Drop every picture, then transcribe the remaining data exactly.

─── Dataset section ───

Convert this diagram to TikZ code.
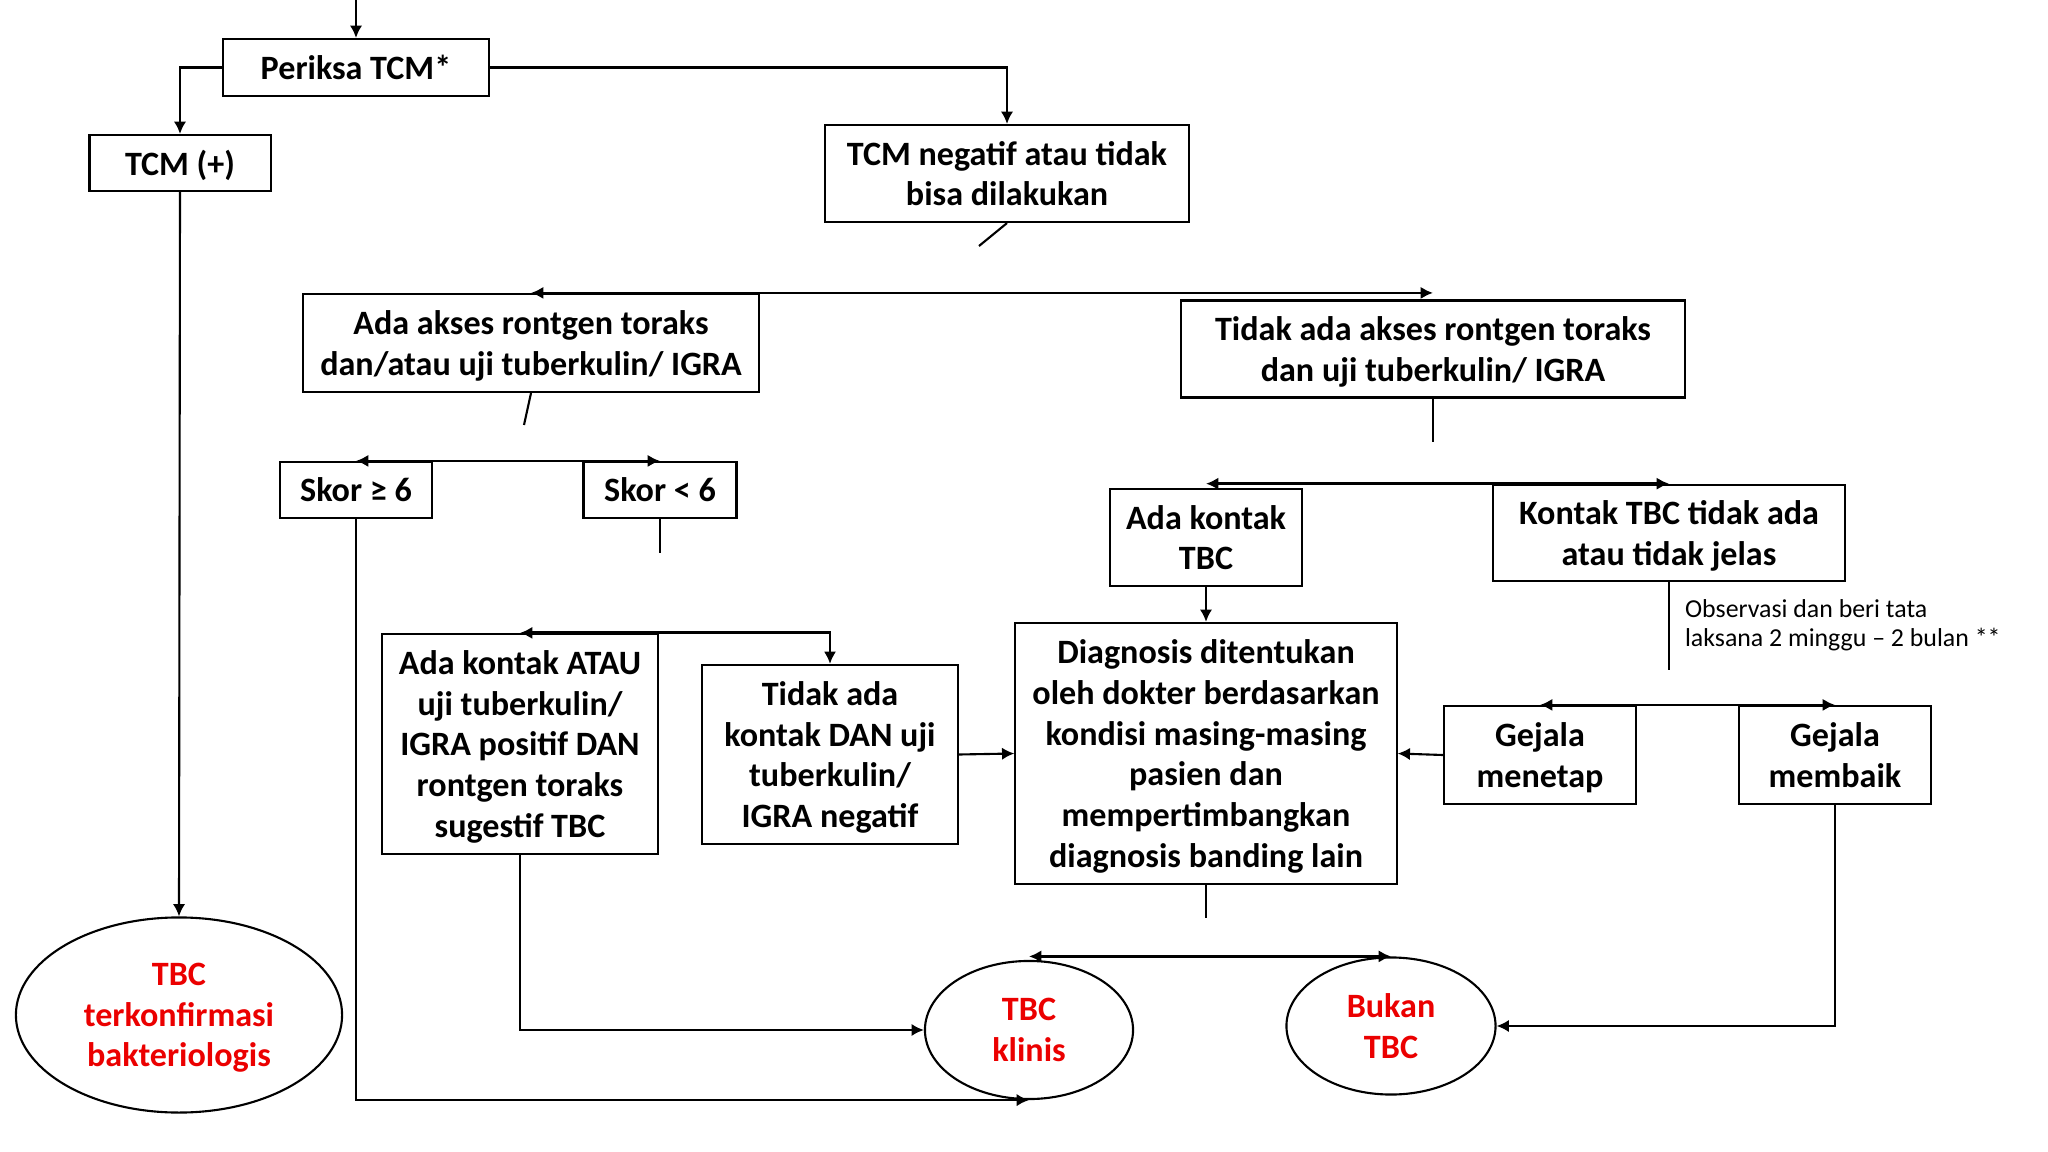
\documentclass[tikz,border=0pt]{standalone}
\usepackage{fontspec}
\setmainfont{Carlito}
\usepackage{tikz}
\usetikzlibrary{shapes.geometric,arrows.meta}
\definecolor{tbc-red}{RGB}{235,0,0}

\tikzset{
	kotak/.style={draw, align=center, inner sep=0pt, text depth=0pt, font=\bfseries\fontsize{9.7}{11.6}\selectfont},
	bulat/.style={draw, ellipse, align=center, inner sep=0pt, text depth=0pt, text=tbc-red, font=\bfseries\fontsize{9.7}{11.6}\selectfont},
	catatan/.style={align=left, inner sep=0pt, anchor=north west, font=\fontsize{7.35}{8.5}\selectfont},
}

\begin{document}
\begin{tikzpicture}[x=0.01cm, y=-0.01cm, line width=0.6pt, >={Latex[length=3.5pt,width=3.5pt]}]

			\useasboundingbox (0,0) rectangle (2048,1152);

			\node[kotak, minimum width=2.66cm, minimum height=0.57cm] (periksa) at (356,67.5) {Periksa TCM*};
			\node[kotak, minimum width=1.81cm, minimum height=0.56cm] (tcmpos) at (180,163) {TCM (+)};
			\node[kotak, minimum width=3.63cm, minimum height=0.97cm] (tcmneg) at (1007,173.5) {TCM negatif atau tidak\\bisa dilakukan};

			\node[kotak, minimum width=4.55cm, minimum height=0.98cm] (akses) at (531,343) {Ada akses rontgen toraks\\dan/atau uji tuberkulin/ IGRA};
			\node[kotak, minimum width=5.04cm, minimum height=0.97cm] (tidakakses) at (1433,349) {Tidak ada akses rontgen toraks\\dan uji tuberkulin/ IGRA};

			\node[kotak, minimum width=1.52cm, minimum height=0.56cm] (skor6) at (356,490) {Skor ≥ 6};
			\node[kotak, minimum width=1.53cm, minimum height=0.56cm] (skor5) at (660,490) {Skor < 6};
			\node[kotak, minimum width=1.92cm, minimum height=0.97cm] (kontak) at (1206,537.5) {Ada kontak\\TBC};
			\node[kotak, minimum width=3.52cm, minimum height=0.965cm] (tidakjelas) at (1669,533) {Kontak TBC tidak ada\\atau tidak jelas};
			\node[catatan] (observasi) at (1684,598) {Observasi dan beri tata\\laksana 2 minggu – 2 bulan **};

			\node[kotak, minimum width=2.75cm, minimum height=2.20cm] (atau) at (520,744) {Ada kontak ATAU\\uji tuberkulin/\\IGRA positif DAN\\rontgen toraks\\sugestif TBC};
			\node[kotak, minimum width=2.56cm, minimum height=1.79cm] (tidakkontak) at (830,754.5) {Tidak ada\\kontak DAN uji\\tuberkulin/\\IGRA negatif};
			\node[kotak, minimum width=3.81cm, minimum height=2.61cm] (diagnosis) at (1206,753.5) {Diagnosis ditentukan\\oleh dokter berdasarkan\\kondisi masing-masing\\pasien dan\\mempertimbangkan\\diagnosis banding lain};
			\node[kotak, minimum width=1.92cm, minimum height=0.98cm] (menetap) at (1540,755) {Gejala\\menetap};
			\node[kotak, minimum width=1.92cm, minimum height=0.98cm] (membaik) at (1835,755) {Gejala\\membaik};

			\node[bulat, minimum width=3.26cm, minimum height=1.95cm] (konfirm) at (179,1015) {TBC\\terkonfirmasi\\bakteriologis};
			\node[bulat, minimum width=2.08cm, minimum height=1.38cm] (klinis) at (1029,1030) {TBC\\klinis};
			\node[bulat, minimum width=2.09cm, minimum height=1.37cm] (bukan) at (1391,1026) {Bukan\\TBC};

			\coordinate (mulai) at (356,0);
			\coordinate (ujung1) at (979,246);
			\coordinate (ujung2) at (524,425);
			\coordinate (ujung3) at (1433,442);
			\coordinate (ujung4) at (660,553);
			\coordinate (ujung5) at (1669,670);
			\coordinate (ujung6) at (1206,918);

			\draw[->] (mulai) -- (periksa.north);
			\draw[->] (periksa.west) -| (tcmpos.north);
			\draw[->] (periksa.east) -| (tcmneg.north);
			\draw[->] (tcmpos.south) -- (konfirm.north);
			\draw (tcmneg.south) -- (ujung1);

			\draw[<->, line width=0.8pt] (akses.north) -- (akses.north -| tidakakses.north);
			\draw (akses.south) -- (ujung2);
			\draw (tidakakses.south) -- (ujung3);

			\draw[<->, line width=0.8pt] (skor6.north) -- (skor5.north);
			\draw (skor5.south) -- (ujung4);
			\draw[->] (skor6.south) |- (klinis.south);

			\draw[<->, line width=0.8pt] (kontak.north |- tidakjelas.north) -- (tidakjelas.north);
			\draw[->] (kontak.south) -- (diagnosis.north);
			\draw (tidakjelas.south) -- (ujung5);

			\draw[<->, line width=0.8pt] (atau.north) -| (tidakkontak.north);
			\draw[->] (atau.south) |- (klinis.west);
			\draw[->] (tidakkontak.east) -- (diagnosis.west);

			\draw[<->, line width=0.8pt] (menetap.north) -- (membaik.north);
			\draw[->] (menetap.west) -- (diagnosis.east);
			\draw[->] (membaik.south) |- (bukan.east);

			\draw (diagnosis.south) -- (ujung6);
			\draw[<->, line width=0.8pt] (klinis.north |- bukan.north) -- (bukan.north);

		\end{tikzpicture}
\end{document}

───

## Solution
Convert this diagram to TikZ code.
\documentclass[tikz,border=0pt]{standalone}
\usepackage{fontspec}
\setmainfont{Carlito}
\usepackage{tikz}
\usetikzlibrary{shapes.geometric,arrows.meta}
\definecolor{tbc-red}{RGB}{235,0,0}

\tikzset{
	kotak/.style={draw, align=center, inner sep=0pt, text depth=0pt, font=\bfseries\fontsize{9.7}{11.6}\selectfont},
	bulat/.style={draw, ellipse, align=center, inner sep=0pt, text depth=0pt, text=tbc-red, font=\bfseries\fontsize{9.7}{11.6}\selectfont},
	catatan/.style={align=left, inner sep=0pt, anchor=north west, font=\fontsize{7.35}{8.5}\selectfont},
}

\begin{document}
\begin{tikzpicture}[x=0.01cm, y=-0.01cm, line width=0.6pt, >={Latex[length=3.5pt,width=3.5pt]}]

			\useasboundingbox (0,0) rectangle (2048,1152);

			\node[kotak, minimum width=2.66cm, minimum height=0.57cm] (periksa) at (356,67.5) {Periksa TCM*};
			\node[kotak, minimum width=1.81cm, minimum height=0.56cm] (tcmpos) at (180,163) {TCM (+)};
			\node[kotak, minimum width=3.63cm, minimum height=0.97cm] (tcmneg) at (1007,173.5) {TCM negatif atau tidak\\bisa dilakukan};

			\node[kotak, minimum width=4.55cm, minimum height=0.98cm] (akses) at (531,343) {Ada akses rontgen toraks\\dan/atau uji tuberkulin/ IGRA};
			\node[kotak, minimum width=5.04cm, minimum height=0.97cm] (tidakakses) at (1433,349) {Tidak ada akses rontgen toraks\\dan uji tuberkulin/ IGRA};

			\node[kotak, minimum width=1.52cm, minimum height=0.56cm] (skor6) at (356,490) {Skor ≥ 6};
			\node[kotak, minimum width=1.53cm, minimum height=0.56cm] (skor5) at (660,490) {Skor < 6};
			\node[kotak, minimum width=1.92cm, minimum height=0.97cm] (kontak) at (1206,537.5) {Ada kontak\\TBC};
			\node[kotak, minimum width=3.52cm, minimum height=0.965cm] (tidakjelas) at (1669,533) {Kontak TBC tidak ada\\atau tidak jelas};
			\node[catatan] (observasi) at (1684,598) {Observasi dan beri tata\\laksana 2 minggu – 2 bulan **};

			\node[kotak, minimum width=2.75cm, minimum height=2.20cm] (atau) at (520,744) {Ada kontak ATAU\\uji tuberkulin/\\IGRA positif DAN\\rontgen toraks\\sugestif TBC};
			\node[kotak, minimum width=2.56cm, minimum height=1.79cm] (tidakkontak) at (830,754.5) {Tidak ada\\kontak DAN uji\\tuberkulin/\\IGRA negatif};
			\node[kotak, minimum width=3.81cm, minimum height=2.61cm] (diagnosis) at (1206,753.5) {Diagnosis ditentukan\\oleh dokter berdasarkan\\kondisi masing-masing\\pasien dan\\mempertimbangkan\\diagnosis banding lain};
			\node[kotak, minimum width=1.92cm, minimum height=0.98cm] (menetap) at (1540,755) {Gejala\\menetap};
			\node[kotak, minimum width=1.92cm, minimum height=0.98cm] (membaik) at (1835,755) {Gejala\\membaik};

			\node[bulat, minimum width=3.26cm, minimum height=1.95cm] (konfirm) at (179,1015) {TBC\\terkonfirmasi\\bakteriologis};
			\node[bulat, minimum width=2.08cm, minimum height=1.38cm] (klinis) at (1029,1030) {TBC\\klinis};
			\node[bulat, minimum width=2.09cm, minimum height=1.37cm] (bukan) at (1391,1026) {Bukan\\TBC};

			\coordinate (mulai) at (356,0);
			\coordinate (ujung1) at (979,246);
			\coordinate (ujung2) at (524,425);
			\coordinate (ujung3) at (1433,442);
			\coordinate (ujung4) at (660,553);
			\coordinate (ujung5) at (1669,670);
			\coordinate (ujung6) at (1206,918);

			\draw[->] (mulai) -- (periksa.north);
			\draw[->] (periksa.west) -| (tcmpos.north);
			\draw[->] (periksa.east) -| (tcmneg.north);
			\draw[->] (tcmpos.south) -- (konfirm.north);
			\draw (tcmneg.south) -- (ujung1);

			\draw[<->, line width=0.8pt] (akses.north) -- (akses.north -| tidakakses.north);
			\draw (akses.south) -- (ujung2);
			\draw (tidakakses.south) -- (ujung3);

			\draw[<->, line width=0.8pt] (skor6.north) -- (skor5.north);
			\draw (skor5.south) -- (ujung4);
			\draw[->] (skor6.south) |- (klinis.south);

			\draw[<->, line width=0.8pt] (kontak.north |- tidakjelas.north) -- (tidakjelas.north);
			\draw[->] (kontak.south) -- (diagnosis.north);
			\draw (tidakjelas.south) -- (ujung5);

			\draw[<->, line width=0.8pt] (atau.north) -| (tidakkontak.north);
			\draw[->] (atau.south) |- (klinis.west);
			\draw[->] (tidakkontak.east) -- (diagnosis.west);

			\draw[<->, line width=0.8pt] (menetap.north) -- (membaik.north);
			\draw[->] (menetap.west) -- (diagnosis.east);
			\draw[->] (membaik.south) |- (bukan.east);

			\draw (diagnosis.south) -- (ujung6);
			\draw[<->, line width=0.8pt] (klinis.north |- bukan.north) -- (bukan.north);

		\end{tikzpicture}
\end{document}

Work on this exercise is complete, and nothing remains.